Other toppers featured above Barney Google included: Who's Who, Youse Is a Viper, I Learnt This Trick from the Prince, Knee-Hi-Knoodles, Hill-Billy Ba-Looney, What Did the Doodle Bug Say? and Write a Caption for This Cartoon.

Fred Lasswell

When Barney Google began to lose popularity during the Great Depression, DeBeck introduced a simpler style through artist Fred Lasswell after seeing a poster by Lasswell, then in high school, at a golf tournament at Palma Ceia Country Club in Tampa, Florida. Lasswell, who drew cartoons and posters at the McCarthy Ad Agency and for the Tampa Daily Times, was brought in to create the Snuffy characters, which by 1934, surpassed Barney Google in popularity.

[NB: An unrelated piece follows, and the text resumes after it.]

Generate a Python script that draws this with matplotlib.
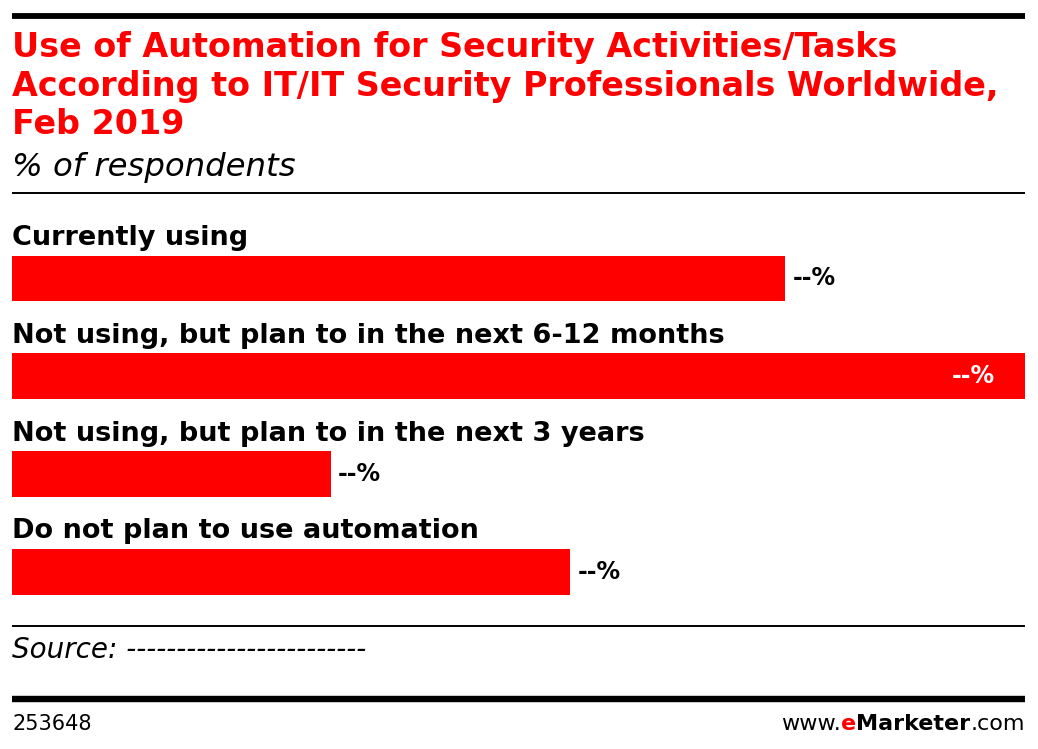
import matplotlib
matplotlib.use("Agg")
import matplotlib.pyplot as plt
from matplotlib.lines import Line2D

# data
categories = ["Currently using",
              "Not using, but plan to in the next 6-12 months",
              "Not using, but plan to in the next 3 years",
              "Do not plan to use automation"]
values = [31.3, 41.0, 12.9, 22.6]
value_labels = ["--%", "--%", "--%", "--%"]

title_lines = ["Use of Automation for Security Activities/Tasks",
               "According to IT/IT Security Professionals Worldwide,",
               "Feb 2019"]
subtitle = "% of respondents"
source = "Source: ------------------------"
chart_id = "253648"

W, H = 1038, 749
RED = "#ff0000"
plt.rcParams['font.family'] = ['DejaVu Sans']

fig = plt.figure(figsize=(W / 100, H / 100), dpi=100)


def fx(x):
    return x / W


def fy(y):
    return 1 - y / H


def hline(y, lw):
    fig.add_artist(Line2D([fx(12), fx(1025)], [fy(y), fy(y)], color="black",
                          lw=lw, transform=fig.transFigure, solid_capstyle="butt"))


# rules
hline(16, 4.2)
hline(193, 1.4)
hline(626, 1.4)
hline(699, 4.6)

# title block
for line, base in zip(title_lines, [57, 96, 134]):
    fig.text(fx(12), fy(base), line, color=RED, fontsize=24, fontweight="bold",
             va="baseline", ha="left")
fig.text(fx(12), fy(176), subtitle, fontsize=23.3, style="italic",
         va="baseline", ha="left")

# bars
ax_top, ax_bot = 229.6, 620.6
ax = fig.add_axes([fx(12), fy(ax_bot), fx(1025) - fx(12), (ax_bot - ax_top) / H])
ypos = list(range(len(categories)))
ax.barh(ypos, values, height=0.47, color=RED, left=0)
ax.set_xlim(0, max(values))
ax.set_ylim(len(categories) - 0.5, -0.5)
ax.axis("off")

for i, (cat, v, lab) in enumerate(zip(categories, values, value_labels)):
    ax.text(0, i - 0.34, cat, fontsize=19.5, fontweight="bold", va="baseline",
            ha="left", transform=ax.transData, clip_on=False)
    if v == max(values):
        ax.annotate(lab, (v, i), xytext=(-22, 0), textcoords="offset points",
                    ha="right", va="center", color="white", fontsize=17,
                    fontweight="bold")
    else:
        ax.annotate(lab, (v, i), xytext=(5, 0), textcoords="offset points",
                    ha="left", va="center", color="black", fontsize=17,
                    fontweight="bold")

# footer
fig.text(fx(12), fy(658), source, fontsize=20, style="italic",
         va="baseline", ha="left")
fig.text(fx(12), fy(730), chart_id, fontsize=15, va="baseline", ha="left")

r = fig.canvas.get_renderer()
x_right = 1025
pieces = [(".com", "normal", "black"), ("Marketer", "bold", "black"),
          ("e", "bold", RED), ("www.", "normal", "black")]
for txt, wt, col in pieces:
    t = fig.text(fx(x_right), fy(730), txt, fontsize=16, fontweight=wt, color=col,
                 va="baseline", ha="right")
    bb = t.get_window_extent(renderer=r)
    x_right -= bb.width

fig.savefig("out.png", dpi=100)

Lasswell took over the strip, now named Barney Google and Snuffy Smith after DeBeck died in 1942. In 1944 and 1945, Lasswell began featuring Snuffy in guest appearances in Laswell's own Sargent Hashmark comic strip that appeared in the U.S. Marines' Leatherneck Magazine. After the war, Lasswell gained steady increases in distribution, with the strip eventually appearing in more than 1,000 newspapers throughout the world.
In 1962, Lasswell received the Silver Lady Award, and two years later won the Reuben Award and the Best Humor Strip Award from the National Cartoonist's Society. In both 1984 and 1994, he won the Elzie Segar Award, being the only cartoonist who received this award more than once.
Lasswell died in 2001, 16 weeks ahead on the strip, leaving a digital archive containing 35,000 original comic panels and sketches, including over 20,000 daily and 4,000 Sunday strips and about 24,000 original gags.